There is no way that a song inspired by the sexual kinks of Eric ‘The Eggman’ Burdon, a working-class Geordie singer, transmuted in the drug-addled mind of John Lennon, run through a ringer of an avant-garde collision of rock and classical orchestration, taking on the ground-breaking compositional structure of a harmonic Moebius strip, should reasonably expect to be a hit that lives on for centuries. It is mind-bendingly experimental and innovative, a million miles from the typical mainstream, and yet, in direct contrast to any given lyric from Turn on the Bright Lights, you say to 100 members of the public, “I am the walrus,” and most will likely reply, “goo-goo-ga-chu” – whatever that means.

However, as Marcel Duchamp had demonstrated some 50 years earlier, if the times were mad, then art should follow suit. So, the berserk and novel nature of ‘I Am the Walrus’ seems oddly fitting. Unprecedented times call for unprecedented music. The public recognised this and lapped it up, the brilliance of the art serving as a balm to the brutally bombastic world. If anything, revolutionary anthems like ‘Strawberry Field Forever’ showcased that there was still a sentiment to be found somewhere in the technological future.

From then on, the times have barely changed, and that hope has all but evaporated. The masterpieces and disasters that spawn them have not stopped, but the sheer amount of them has led to diminishing returns when it comes to our response to both. New novelties may have arisen, but we’re still bending on the same arc of human history that arose as a diegesis around the time of Magical Mystery Tour.

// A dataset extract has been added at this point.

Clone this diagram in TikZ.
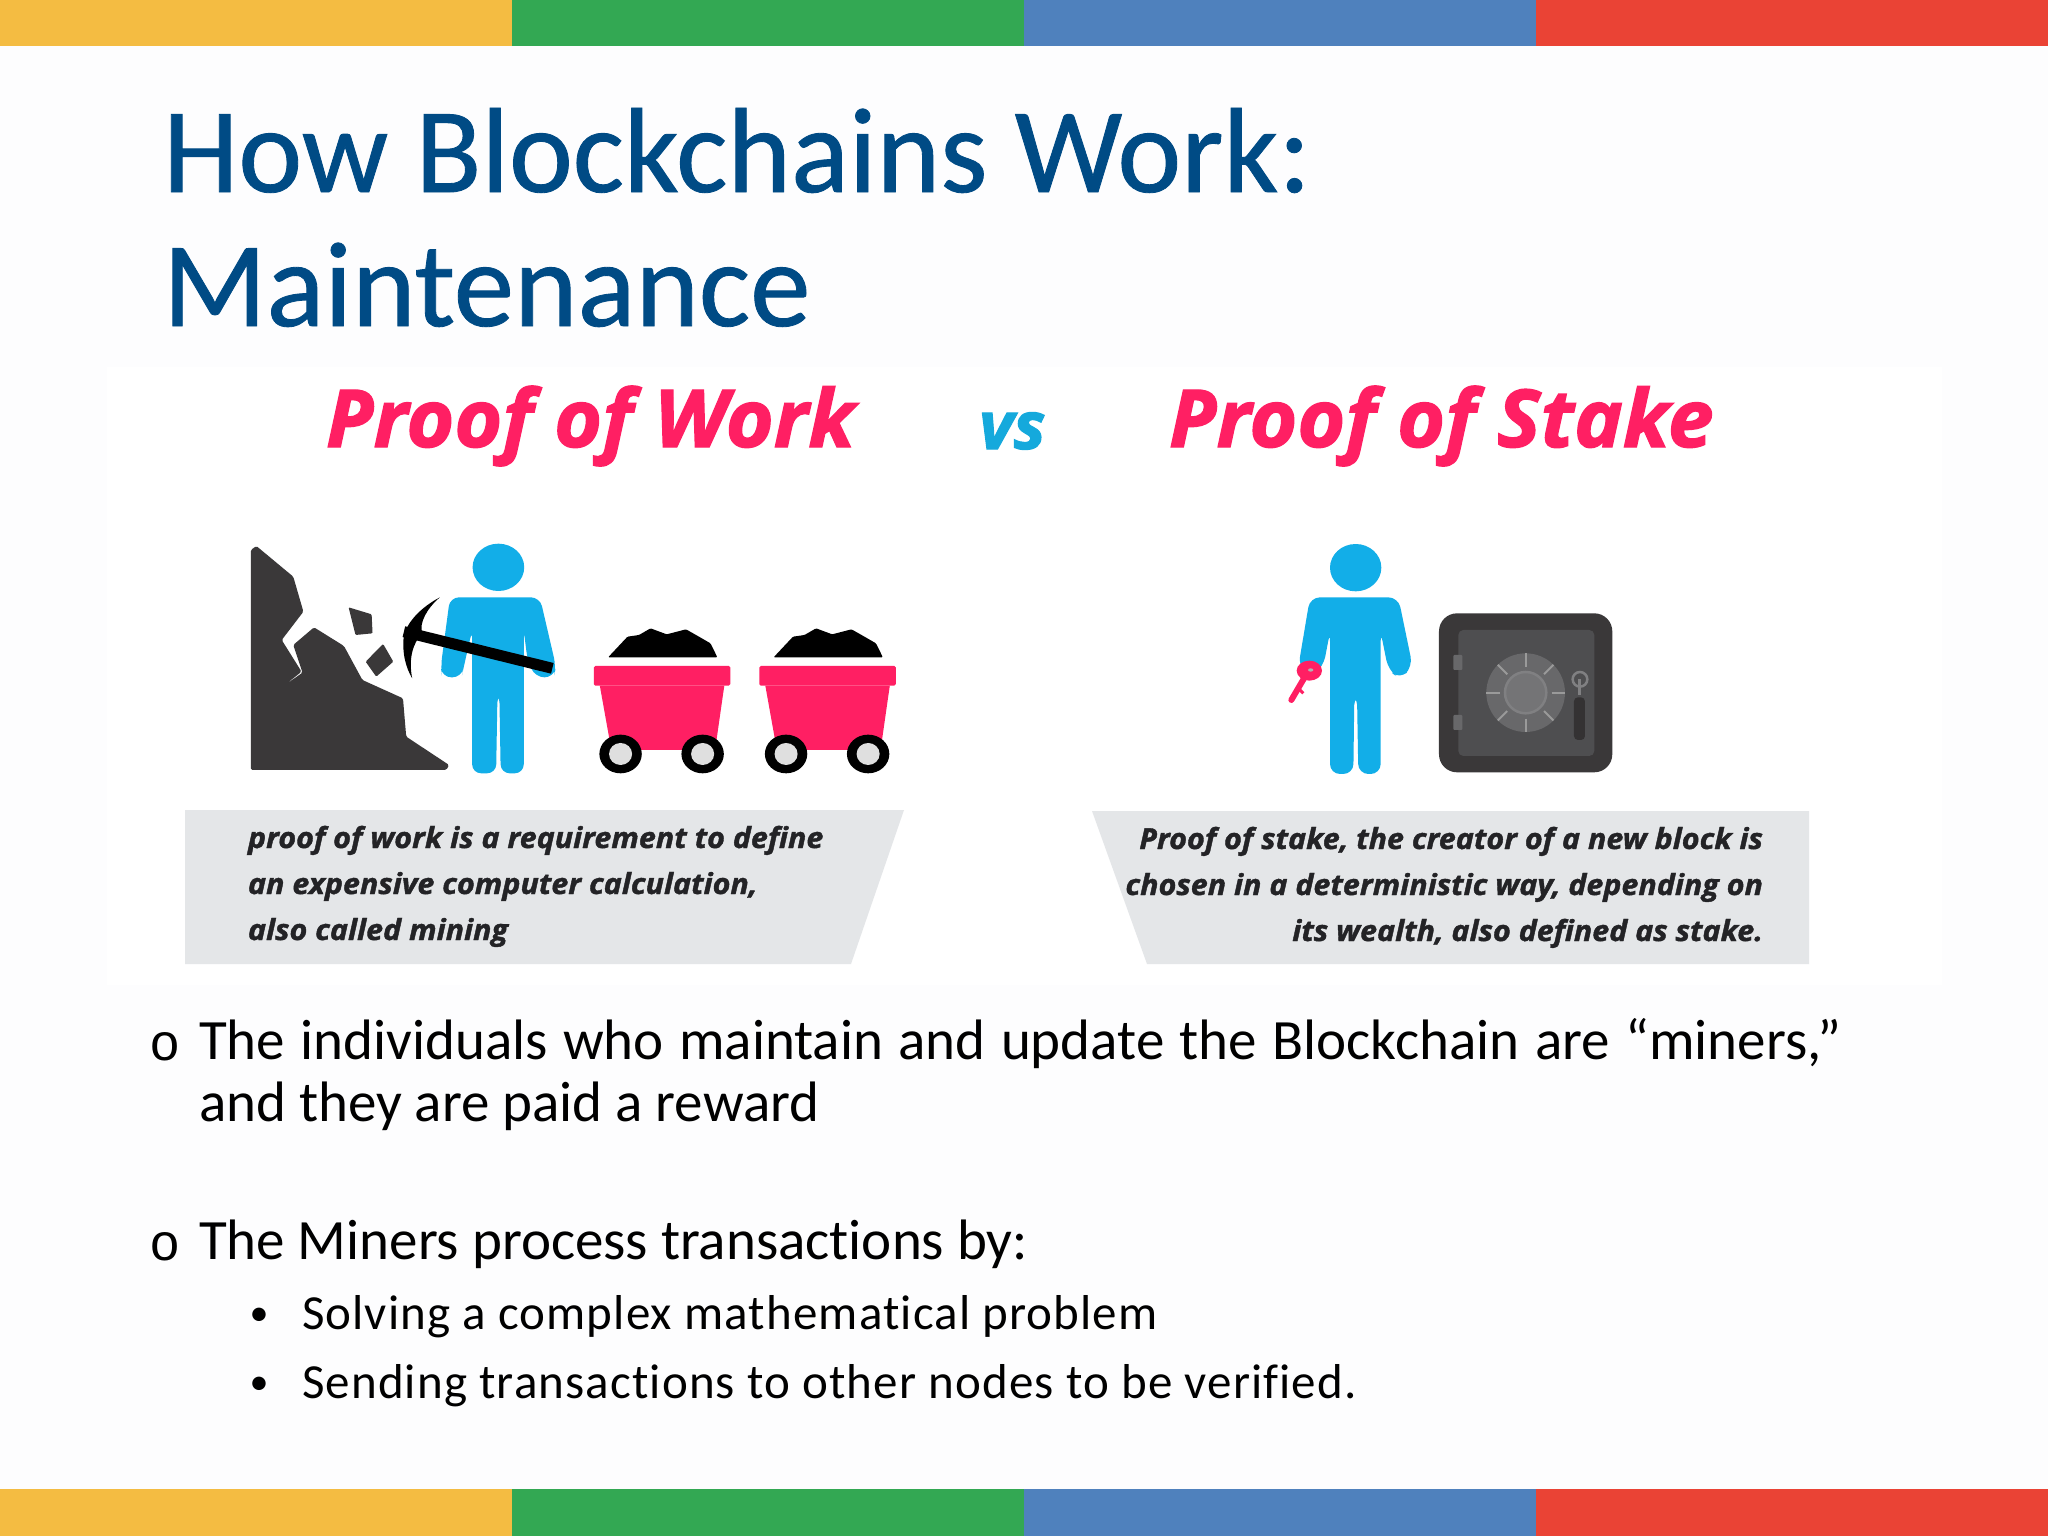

The make-up of society and its stark divisions remain. You only have to look at the fact that when the National Guard opened fire on unarmed protesters at Kent State University in Ohio in 1970, killing four, the poll that followed found that a little over half of America said those who were killed pleading for peace were to blame. This startling result offers up the retrospective realisation that no matter how much we tell ourselves, trying to find a discreet angle for these murky modern times, we’re no more polarised than we ever have been before. As ever, music, in turn, tries to make some sort of sense of this.

Presently, the trend seems to be a dissolution of the genre – a novel advancement, but one that is nevertheless underpinned by the sense that it is a response to everything great that has come before, purely by virtue of timing. The strides we now search for in music are no great leaps for mankind but curious little sidesteps into a sacred inch of something new amid a sea of what has already been done before. Often, in response to an unchanging tide, that means only our attitude to modern music is altered as we fail to imbue greatness with a sense of glory. We once held a hope that ‘All You Need is Love’ really might change the world. Now we know otherwise and just quietly posit that Interpol did a good job instead.

We have now become apathetic about future innovations in the arts. Inventions like VR, Google Glasses, and even VAR in sports, have widely been met with the consensus: ‘You know what, I’d rather not, I’m actually quite content with what was cooked up in the 1960s.’ The impact of this reverence of the past is that culture seems to have slowed. Magical Mystery Tour is now closer to the pomp of Vaudeville shows in the 1910s and a time when less than 5% of houses had electricity than it is to the present. Yet it doesn’t feel that way at all. The record seems to have stopped ageing, shuffling closer to today, towering over newer masterpieces like Turn on the Bright Lights as it does so—a record comparable, if not better, in terms of objective quality, yet quashed tenfold by circumstance.